Securing Coverage and Non-Owner Policies
Obtaining the necessary policy begins with seeking out insurance carriers that specialize in the high-risk market and are authorized to process SR-22 or FR-44 filings. Because a suspended license and the underlying violation place the driver in a higher risk category, the premiums for this specialized coverage will be significantly higher than a standard policy. Comparison shopping among multiple non-standard insurers is an important step in managing the increased cost.
For individuals who do not own a vehicle but still need to satisfy the financial responsibility filing for license reinstatement, a Non-Owner Car Insurance (NOI) policy is the appropriate solution. This type of policy provides liability coverage that follows the driver rather than a specific vehicle. An NOI policy is designed for those who occasionally drive borrowed or rented cars but do not have a vehicle registered in their name. The policy allows the insurance company to submit the required SR-22 or FR-44 filing, fulfilling the state’s proof of financial responsibility mandate without the need to insure a physical vehicle.
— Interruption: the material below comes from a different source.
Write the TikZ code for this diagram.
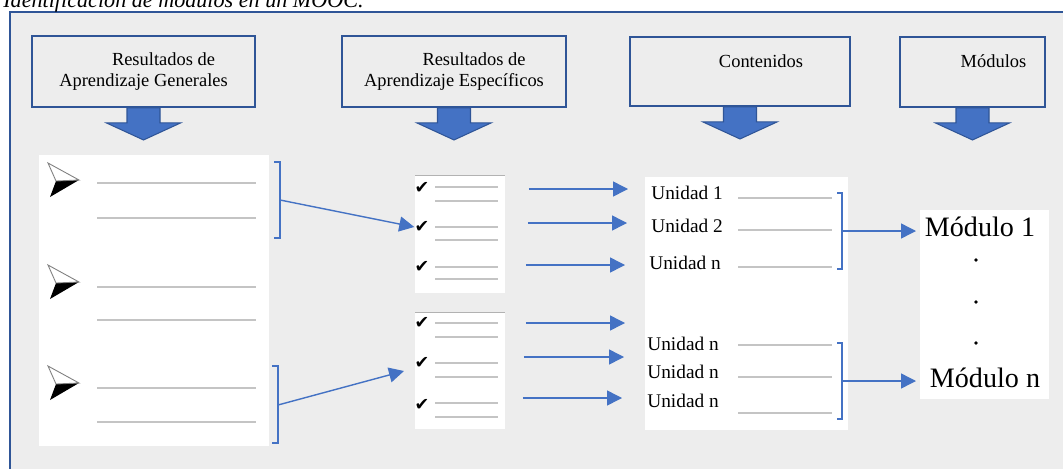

The policy will only cover the driver’s liability for property damage or injury caused to others while operating a non-owned vehicle. It does not provide collision or comprehensive coverage for the vehicle being driven, which is why it is only suitable for drivers who do not have regular access to a car. The core function of the NOI policy in this scenario is to serve as the vehicle for the state-mandated filing, helping the driver comply with the legal requirements to regain their license.
Transitioning Back to Standard Insurance
The requirement to maintain the high-risk filing, whether an SR-22 or FR-44, is not permanent and typically lasts for a specified duration, generally three to five years, depending on the state and the nature of the offense. Maintaining continuous coverage without a single lapse throughout this entire period is paramount, as any cancellation will trigger a notification to the DMV and a likely restart of the filing clock. Once the required term is complete, the insurance company will file a cancellation notice with the state, confirming the driver has successfully satisfied the financial responsibility obligation.
When the mandatory filing period has lapsed, the driver should proactively shop for new insurance coverage. The high-risk designation will eventually be removed from the driver’s record, allowing them to transition back to the standard insurance market. This shift usually results in a reduction in premium costs, as the driver is no longer rated based on the severity of the initial offense and the administrative filing requirement. The best strategy at this stage is to compare quotes from both the non-standard and standard carriers to secure the most favorable rate now that the high-risk mandate has been lifted.